The “stability” Tsai praises so warmly is what the Poles used to call the “stability of the graveyard” under Soviet rule.
The National Review’s Jimmy Quinn, while noting Tsai’s philanthropy and his outspoken criticism of anti-Asian and Asian-American violence in this country, critiqued Tsai’s interview in even harsher tones. Saying whatever Tsai’s record in the U.S., he is “not worthy of celebration” because of his position on China.
Tsai’s apologism for the Party line is a tiring, old tactic. As he did in 2019 following the uproar over a tweet by Houston Rockets general manager Daryl Morey (“fight for freedom, stand with Hong Kong”), Tsai in his interview advocated deference to nationalistic Chinese sensitivities. “This is a very scarring kind of history of China having foreign powers come in and carve up your territories,” he said, adding, “If you’re a Chinese citizen, I look at this history, I want to make sure that we prevent foreign powers from carving up our territories. I think Hong Kong ought to be seen in that context.”
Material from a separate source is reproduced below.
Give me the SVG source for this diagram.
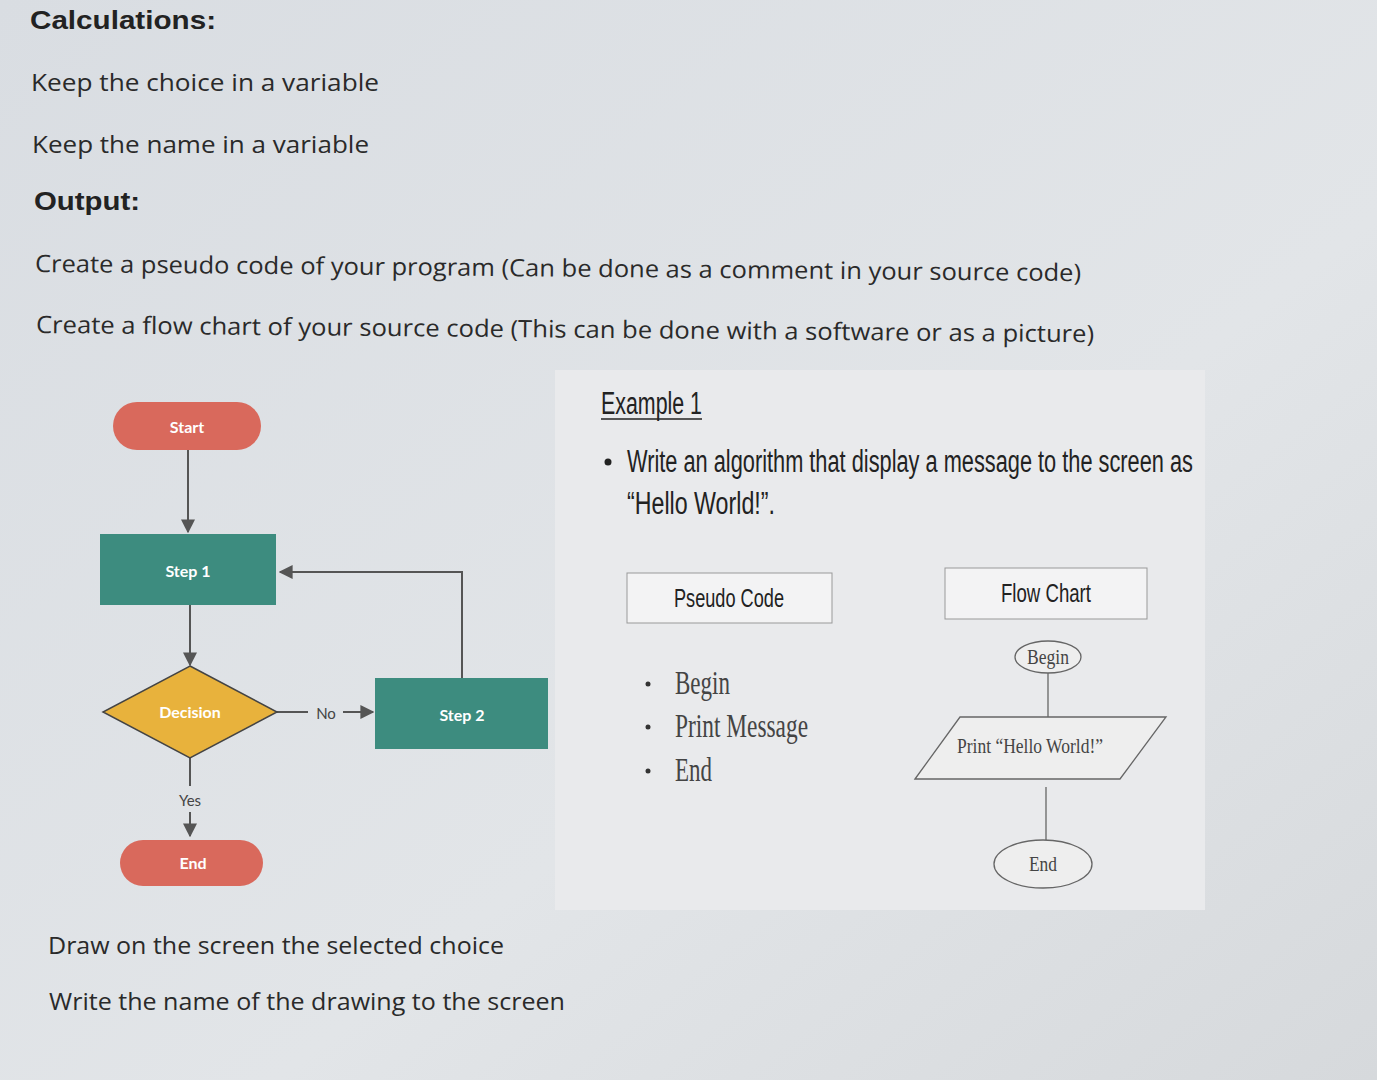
<svg xmlns="http://www.w3.org/2000/svg" width="1377" height="1080" viewBox="0 0 1377 1080">
<defs>
<linearGradient id="bg" x1="0" y1="0" x2="1" y2="1"><stop offset="0" stop-color="#d9dde2"/><stop offset="0.6" stop-color="#e2e5e8"/><stop offset="1" stop-color="#d6d9dc"/></linearGradient>
<marker id="ar" viewBox="0 0 10 10" refX="9" refY="5" markerWidth="7" markerHeight="7" orient="auto"><path d="M0,0L10,5L0,10z" fill="#555"/></marker>
</defs>
<style>
.t{font-family:"Open Sans","DejaVu Sans",sans-serif;font-size:24px;fill:#2a2a2a}
.b{font-family:"Liberation Sans",Arial,sans-serif;font-size:26px;font-weight:bold;fill:#222}
.n{font-family:Lato,"Liberation Sans",sans-serif;font-size:16px;font-weight:bold;fill:#fff}
.c{font-family:"Liberation Sans",sans-serif;fill:#222}
.s{font-family:"Liberation Serif",serif;fill:#444}
.ln{stroke:#555;stroke-width:2;fill:none}
.thin{stroke:#666;stroke-width:1.3;fill:none}
</style>
<rect width="1377" height="1080" fill="url(#bg)"/>
<rect x="555" y="370" width="650" height="540" fill="#e9eaec"/>
<text class="b" x="30" y="29" textLength="186" lengthAdjust="spacingAndGlyphs">Calculations:</text>
<text class="t" x="31" y="91" textLength="348" lengthAdjust="spacingAndGlyphs">Keep the choice in a variable</text>
<text class="t" x="32" y="153" textLength="337" lengthAdjust="spacingAndGlyphs">Keep the name in a variable</text>
<text class="b" x="34" y="210" textLength="106" lengthAdjust="spacingAndGlyphs">Output:</text>
<text class="t" x="35" y="272" textLength="1046" lengthAdjust="spacingAndGlyphs" transform="rotate(0.5 35 272)">Create a pseudo code of your program (Can be done as a comment in your source code)</text>
<text class="t" x="36" y="333" textLength="1058" lengthAdjust="spacingAndGlyphs" transform="rotate(0.5 36 333)">Create a flow chart of your source code (This can be done with a software or as a picture)</text>
<text class="t" x="48" y="954" textLength="456" lengthAdjust="spacingAndGlyphs">Draw on the screen the selected choice</text>
<text class="t" x="49" y="1010" textLength="516" lengthAdjust="spacingAndGlyphs">Write the name of the drawing to the screen</text>
<g id="connectors">
<line class="ln" x1="188" y1="450" x2="188" y2="532" marker-end="url(#ar)"/>
<line class="ln" x1="190" y1="605" x2="190" y2="665" marker-end="url(#ar)"/>
<line class="ln" x1="277" y1="712" x2="308" y2="712"/>
<line class="ln" x1="343" y1="712" x2="373" y2="712" marker-end="url(#ar)"/>
<polyline class="ln" points="462,678 462,572 280,572" marker-end="url(#ar)"/>
<line class="ln" x1="190" y1="758" x2="190" y2="786"/>
<line class="ln" x1="190" y1="812" x2="190" y2="836" marker-end="url(#ar)"/>
<line class="thin" x1="1048" y1="673" x2="1048" y2="717"/>
<line class="thin" x1="1046" y1="787" x2="1046" y2="840"/>
</g>
<text x="326" y="719" font-family="Lato,sans-serif" font-size="15" fill="#444" text-anchor="middle">No</text>
<text x="190" y="806" font-family="Lato,sans-serif" font-size="15" fill="#444" text-anchor="middle">Yes</text>
<g id="start"><rect x="113" y="402" width="148" height="48" rx="24" fill="#d9695c"/><text class="n" x="187" y="433" text-anchor="middle">Start</text></g>
<g id="step1"><rect x="100" y="534" width="176" height="71" fill="#3d8c7f"/><text class="n" x="188" y="577" text-anchor="middle">Step 1</text></g>
<g id="decision"><polygon points="190,666 277,712 190,758 103,712" fill="#e8b23c" stroke="#444" stroke-width="1.5"/><text class="n" x="190" y="718" text-anchor="middle">Decision</text></g>
<g id="step2"><rect x="375" y="678" width="173" height="71" fill="#3d8c7f"/><text class="n" x="462" y="721" text-anchor="middle">Step 2</text></g>
<g id="end"><rect x="120" y="840" width="143" height="46" rx="23" fill="#d9695c"/><text class="n" x="193" y="869" text-anchor="middle">End</text></g>
<g id="example">
<text class="c" x="601" y="414" font-size="31" textLength="101" lengthAdjust="spacingAndGlyphs">Example 1</text>
<line x1="601" y1="419" x2="702" y2="419" stroke="#222" stroke-width="1.5"/>
<circle cx="608" cy="462" r="3.5" fill="#222"/>
<text class="c" x="627" y="472" font-size="31" textLength="566" lengthAdjust="spacingAndGlyphs">Write an algorithm that display a message to the screen as</text>
<text class="c" x="627" y="514" font-size="31" textLength="148" lengthAdjust="spacingAndGlyphs">“Hello World!”.</text>
</g>
<g id="pseudo"><rect x="627" y="573" width="205" height="50" fill="#f3f3f4" stroke="#999"/><text class="c" x="729" y="607" font-size="26" text-anchor="middle" textLength="110" lengthAdjust="spacingAndGlyphs">Pseudo Code</text></g>
<g id="pseudolist">
<circle cx="648" cy="684" r="2.5" fill="#333"/><text class="s" x="675" y="694" font-size="33" fill="#222" textLength="55" lengthAdjust="spacingAndGlyphs">Begin</text>
<circle cx="648" cy="727" r="2.5" fill="#333"/><text class="s" x="675" y="737" font-size="33" fill="#222" textLength="133" lengthAdjust="spacingAndGlyphs">Print Message</text>
<circle cx="648" cy="771" r="2.5" fill="#333"/><text class="s" x="675" y="781" font-size="33" fill="#222" textLength="37" lengthAdjust="spacingAndGlyphs">End</text>
</g>
<g id="flowchart"><rect x="945" y="568" width="202" height="51" fill="#f3f3f4" stroke="#999"/><text class="c" x="1046" y="602" font-size="26" text-anchor="middle" textLength="90" lengthAdjust="spacingAndGlyphs">Flow Chart</text></g>
<g id="fbegin"><ellipse cx="1048" cy="657" rx="33" ry="16" fill="#eee" stroke="#666" stroke-width="1.3"/><text class="s" x="1048" y="664" font-size="20" text-anchor="middle" textLength="42" lengthAdjust="spacingAndGlyphs">Begin</text></g>
<g id="fprint"><polygon points="915,779 960,717 1166,717 1120,779" fill="#eee" stroke="#666" stroke-width="1.3"/><text class="s" x="957" y="753" font-size="20" textLength="146" lengthAdjust="spacingAndGlyphs">Print “Hello World!”</text></g>
<g id="fend"><ellipse cx="1043" cy="864" rx="49" ry="24" fill="#eee" stroke="#666" stroke-width="1.3"/><text class="s" x="1043" y="871" font-size="21" text-anchor="middle" textLength="28" lengthAdjust="spacingAndGlyphs">End</text></g>
</svg>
Quinn called that claim “farcical.”
Why does this matter? Because relations between the U.S. and China are worsening on an almost daily basis and Tsai may be the most high profile Chinese businessman in the U.S. right now. Tsai was born in Taiwan, holds Canadian citizenship and was educated from eighth grade through law school in elite U.S. schools, but he sees himself as Chinese. It’s his heritage.
Mikhail Prokhorov learned the hard lesson of what can happen when relations between your home country and the U.S. go sour. His 2009 purchase of the Nets was celebrated by Russia initially. He was after all, the first (and so far only) European owner of an NBA franchise. Dmitry Medvedev, then president of Russia, announced the purchase to Barack Obama at a United Nations reception for heads of state in September 2009! But five years later, Russia invaded Ukraine, the U.S. instituted sanctions and Prokhorov’s U.S. holdings including the Nets were put at risk. The Russian oligarch pulled back. There was even concern at one point that the Treasury would sanction Prokhorov, leaving the Nets in an uncertain place legally.
Tsai is in fact stuck between the U.S. and Chinese interests. The U.S. regularly warns China about its human rights record and its international intentions. China, on the other hand, is cracking down hard on Chinese companies like Alibaba which use American stock exchanges to finance their growth. As a result, Alibaba, the main source of Tsai’s wealth, has tumbled on the New York Stock Exchange. It’s not a good place to be and there doesn’t seem to be much chance that things will get better anytime soon. So, our point is: watch this space.
ICYMI, the Nets continued racking up marketing milestones in the second half of the season. As we noted, the team remained No. 2 in NBA merchandise sales, behind only the Lakers, with the “Big Three” finishing No. 3 (Kevin Durant), No. 8 (Kyrie Irving) and No. 9 (James Harden) among individual players. That’s close to what they were in the first half, the only difference is that Irving slipped from No. 6 to No. 8.
The team also jumped in Twitter followers, going from 1,207,843 to 1,482,589 (+23 percent) from January 1 through July 1. That’s the biggest jump among teams in the four major pro sports.
Kevin Durant is on the cover of NBA2K for 2021-22, the first Net to be so honored. He shares the game cover, a tribute to the game’s historic big men, along with Kareem Abdul-Jabbar and Dirk Nowitzki.